Fox News, followed by MSNBC, reported Friday, supposedly the “Day of Departure” for Mubarak, that the number of demonstrators had increased. No one took the trouble to state the obvious: In Muslim countries, Friday is Sunday, when most people don’t work, are available for political activity, or simply for political voyeurism.
Anther important issue I would like reporters on the ground to approach. It’s about what seems to not be happening. I would just like to be sure. I did not see a single djellaba in twelve nights of watching Tahrir Square. The djellaba is the normal garb of Egyptian peasants.
What’s going on in the smaller towns of Egypt and in the countryside where most of the population lives? Special envoys in Egypt could spend their time better raising and trying to answer such simple questions than showing us over and over the same pictures of Tahrir Square voiced over with the same tired clichés.

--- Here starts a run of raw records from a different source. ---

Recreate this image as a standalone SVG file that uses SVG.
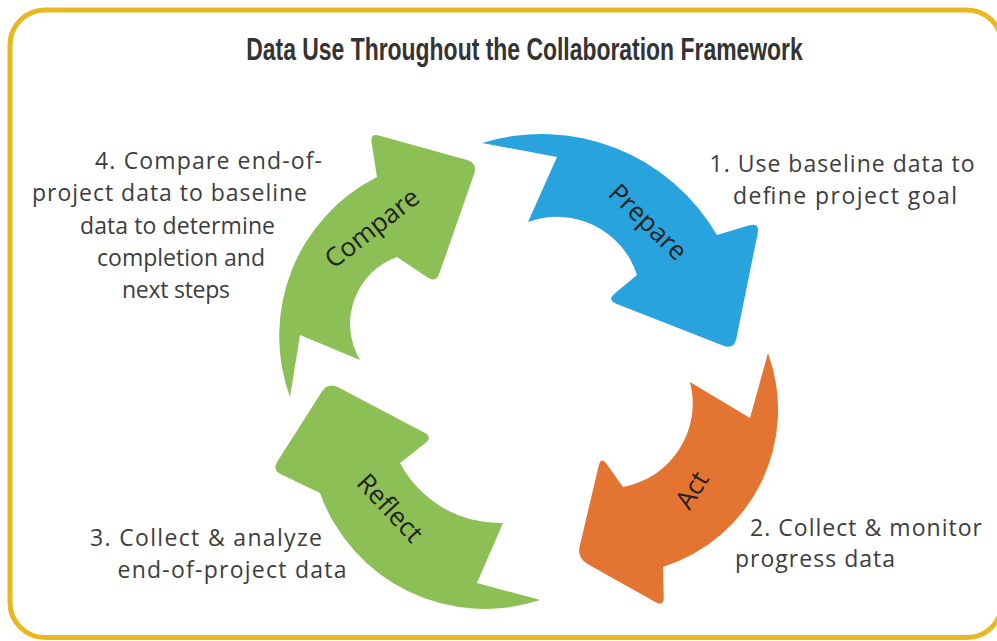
<svg xmlns="http://www.w3.org/2000/svg" width="997" height="641" viewBox="0 0 997 641">
<style>
  .frame { fill: #ffffff; stroke: #E8B823; stroke-width: 5; }
  .title { font-family: "Liberation Sans", "DejaVu Sans", sans-serif; font-weight: bold; font-size: 31px; fill: #333333; }
  .body { font-family: "Open Sans", "Noto Sans", sans-serif; font-size: 23px; fill: #3d3d3d; text-anchor: middle; }
  .lbl { font-family: "Open Sans", "Noto Sans", sans-serif; font-size: 26px; fill: #222222; text-anchor: middle; }
  .blue { fill: #29A3DD; }
  .orange { fill: #E47431; }
  .green { fill: #8CBF55; }
</style>
<rect class="frame" x="10" y="10" width="992" height="627.5" rx="35" ry="35"/>
<text class="title" transform="translate(524.5,60) scale(0.74,1)" x="0" y="0" text-anchor="middle">Data Use Throughout the Collaboration Framework</text>

<g id="connectors">
  <path id="arrow-prepare" class="blue" d="M 482 143 A 203 203 0 0 1 717 235 L 748.5 225.5 Q 760 222 757.6 233.8 L 736.4 338.2 Q 734 350 722.8 345.6 L 616.3 303.7 Q 607 300 614.7 293.6 L 637 275 A 84 84 0 0 0 528 222 L 557 157 Z"/>
  <path id="arrow-act" class="orange" d="M 768 353 A 165 165 0 0 1 663 567 L 663.75 597 Q 664 607 655.3 602.1 L 587.5 563.9 Q 577 558 579.7 546.3 L 598.7 465.7 Q 601 456 606.8 464.2 L 623 487 A 85 85 0 0 0 690 382 L 750 418 Z"/>
  <path id="arrow-reflect" class="green" d="M 540 600 A 175 175 0 0 1 320 493 L 281 474.3 Q 272 470 277.4 461.6 L 321.6 392.1 Q 328 382 338.6 387.6 L 424.1 432.4 Q 433 437 425.1 443.2 L 400 463 A 113 113 0 0 0 503 523 L 477 583 Z"/>
  <path id="arrow-compare" class="green" d="M 290 397 A 178 178 0 0 1 377 177 L 371.6 142.9 Q 370 133 379.6 135.7 L 466.4 159.8 Q 478 163 474 174.3 L 439.3 273.6 Q 436 283 427.7 277.5 L 397 257 A 71 71 0 0 0 360 360 L 300 335 Z"/>
</g>

<g id="node-prepare">
  <text class="lbl" transform="translate(648,222) rotate(44)" y="9">Prepare</text>
  <text class="body" x="842" y="172" textLength="265">1. Use baseline data to</text>
  <text class="body" x="845" y="204" textLength="224">define project goal</text>
</g>
<g id="node-act">
  <text class="lbl" transform="translate(692,490) rotate(-58)" y="9">Act</text>
  <text class="body" x="866" y="536" textLength="232">2. Collect &amp; monitor</text>
  <text class="body" x="815" y="567" textLength="160">progress data</text>
</g>
<g id="node-reflect">
  <text class="lbl" transform="translate(390,508) rotate(47)" y="9">Reflect</text>
  <text class="body" x="206" y="546" textLength="232">3. Collect &amp; analyze</text>
  <text class="body" x="232" y="578" textLength="229">end-of-project data</text>
</g>
<g id="node-compare">
  <text class="lbl" transform="translate(372,228) rotate(-38)" y="9">Compare</text>
  <text class="body" x="208.5" y="169" textLength="227">4. Compare end-of-</text>
  <text class="body" x="169.5" y="201" textLength="275">project data to baseline</text>
  <text class="body" x="177.5" y="234" textLength="195">data to determine</text>
  <text class="body" x="181" y="266" textLength="168">completion and</text>
  <text class="body" x="176" y="298" textLength="108">next steps</text>
</g>
</svg>
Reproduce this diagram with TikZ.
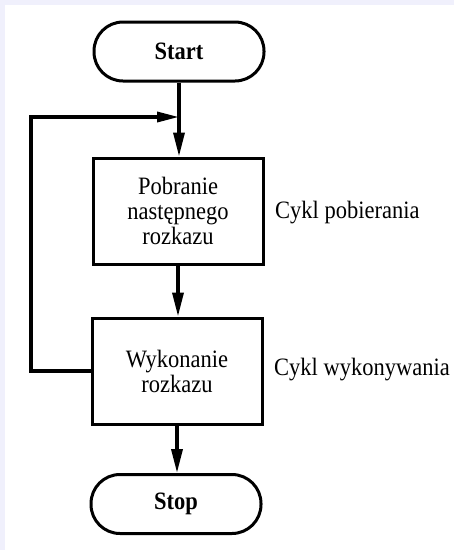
\documentclass[tikz,border=0pt]{standalone}
\usepackage{fontspec}
\setmainfont{Liberation Serif}[FakeStretch=0.9]
\usetikzlibrary{arrows.meta}
\definecolor{framebg}{RGB}{240,240,252}
\begin{document}
\begin{tikzpicture}[x=1pt,y=-1pt,
  every node/.style={font=\fontsize{25}{25}\selectfont},
  terminal/.style={draw,line width=3pt,rounded corners=29pt,
    minimum width=170pt,minimum height=59pt,inner sep=0pt,font=\fontsize{25}{25}\selectfont\bfseries},
  procbox/.style={draw,line width=3pt,minimum width=170pt,minimum height=106pt,
    inner sep=0pt,align=center},
  flow/.style={line width=3.4pt,line join=miter,
    -{Triangle[length=24pt,width=11pt]}},
  note/.style={anchor=west,inner sep=0pt}]
  % page frame
  \fill[framebg] (0,0) rectangle (454,550);
  \fill[white] (5,5) rectangle (454,550);
  \useasboundingbox (0,0) rectangle (454,550);

  \node[terminal] (start) at (179,51.5) {Start};
  \node[procbox] (fetch) at (178,211) {Pobranie\\następnego\\rozkazu};
  \node[procbox] (exec) at (177,371) {Wykonanie\\rozkazu};
  \node[terminal] (stop) at (176,504) {Stop};

  \node[note] (lfetch) at (275,213) {Cykl pobierania};
  \node[note] (lexec) at (274,370) {Cykl wykonywania};

  \coordinate (corner) at (31,117);
  \coordinate (join) at (179,117);

  \draw[flow] (start.south) -- (start.south |- fetch.north);
  \draw[flow] (fetch.south) -- (fetch.south |- exec.north);
  \draw[flow] (exec.south) -- (exec.south |- stop.north);
  \draw[line width=3.4pt,line join=miter,-{Triangle[length=22pt,width=10pt]}]
    (exec.west) -| (corner) -- (join);
\end{tikzpicture}
\end{document}
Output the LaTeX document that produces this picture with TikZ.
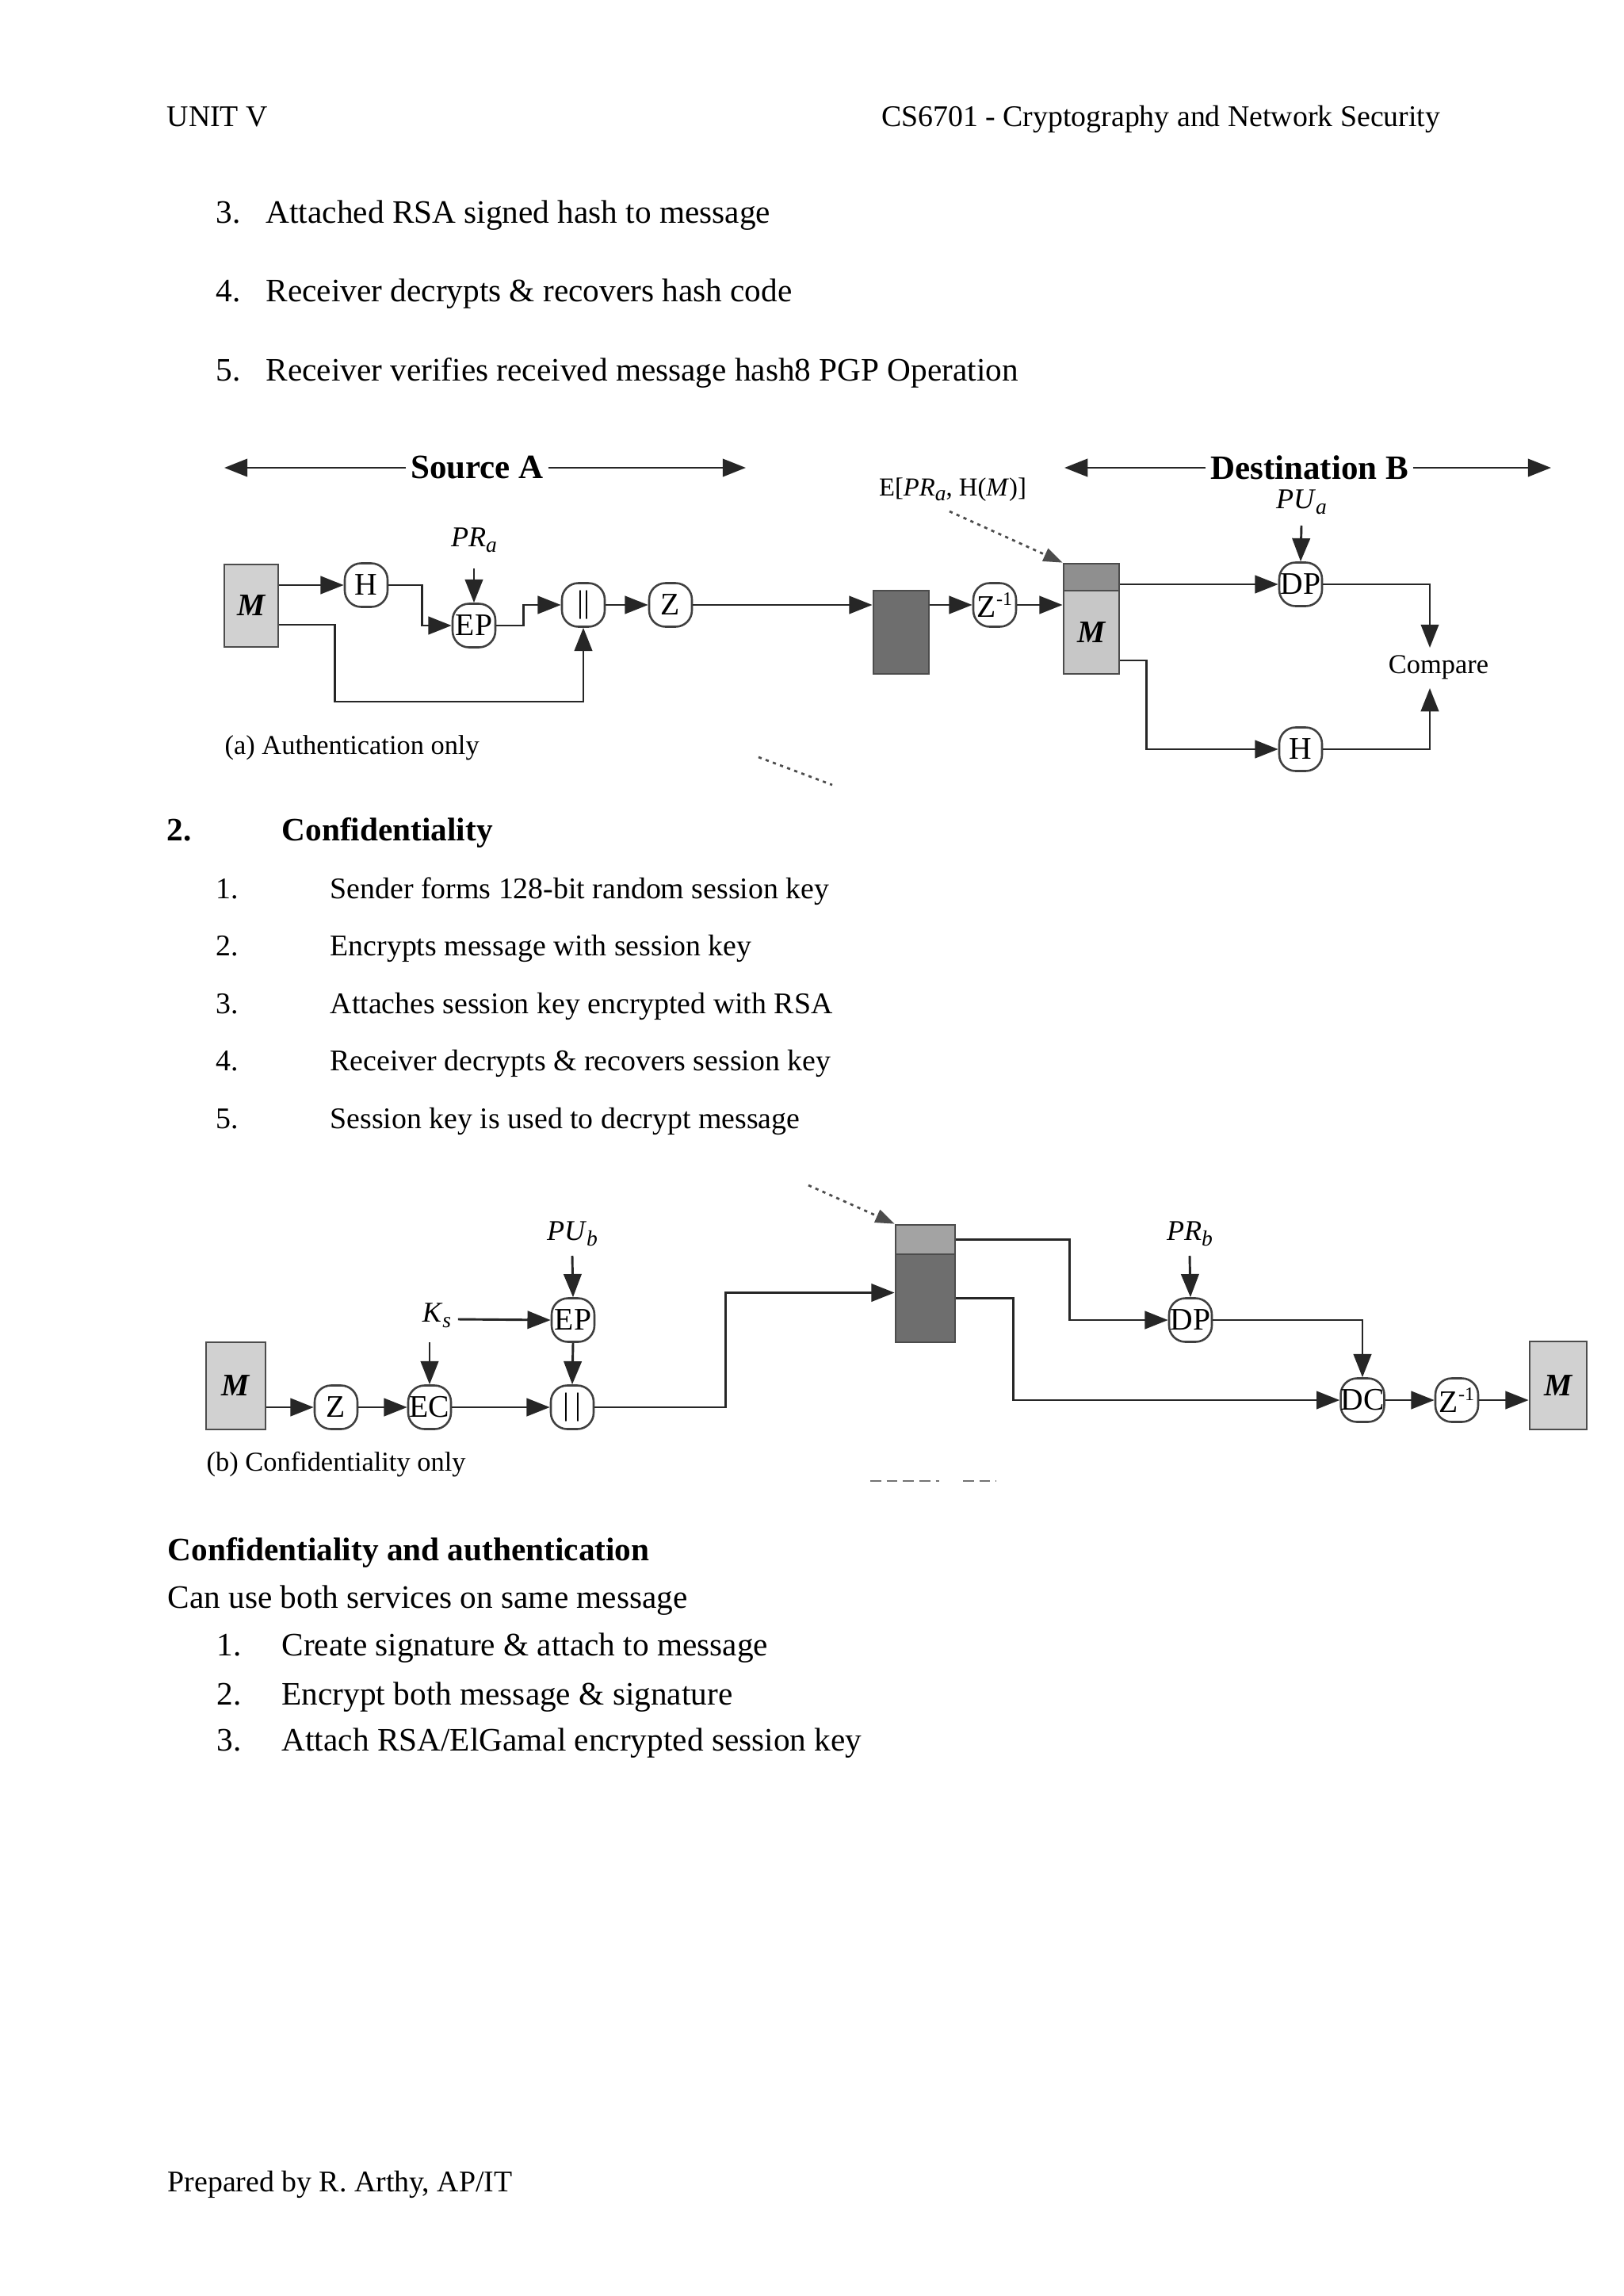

I am watching the rudimentary coverage of the same events by the French media through TV5, the international francophone channel. The French have at least the good sense to send Arabic-speaking reporters on the scene. How clever of them!
Egyptians and Tunisians, and, it’s obvious, millions in other Arab countries, desire democracy. They don’t ad up to 100% of the population, I am sure. Many prefer stability in poverty under an authoritarian form of rule that does not much touch their daily life. The very poor can seldom afford to be revolutionaries. Others are Islamists who only like democracy as a means to an end: One vote, one time.
Here is a quiz I would give to those Arabs who sincerely desire democracy if I had a chance:
1 Do you agree that democracy means fair and honest elections?
2 Do you agree that a free press and free media in general are a condition of free and fair elections and of democracy in general?
3 Do you agree that democracy requires a fair chance of alternance in power?
4 Do you agree that a democratic majority must not seek the elimination of the democratic minority?
5 Do you agree that a democracy cannot survive long when government governs outside the law. Same question: “Is the rule of law” essential to democracy?
6 Name the country or countries in the Middle-East that satisfy to a high degree all these conditions_____________________________
PS The Prime Minister of Iraq just announced he would not seek re-election.
Incidentally, I keep trying to give the same test to extreme American Libertarians. They refuse to see the evidence. That’s because if they admitted that Iraq is a democracy, it would undermine their blind hatred of President Bush’s “war of choice.” I agree it was a war of choice. I think Libertarians are willing to defend their country but only on the Jersey Shore and on the beaches of San Diego. Every time, they try do explain otherwise, they confuse me. And I don’t get confused easily; I have read thousands of student papers. Often, I did not even recognize the language in which they were written!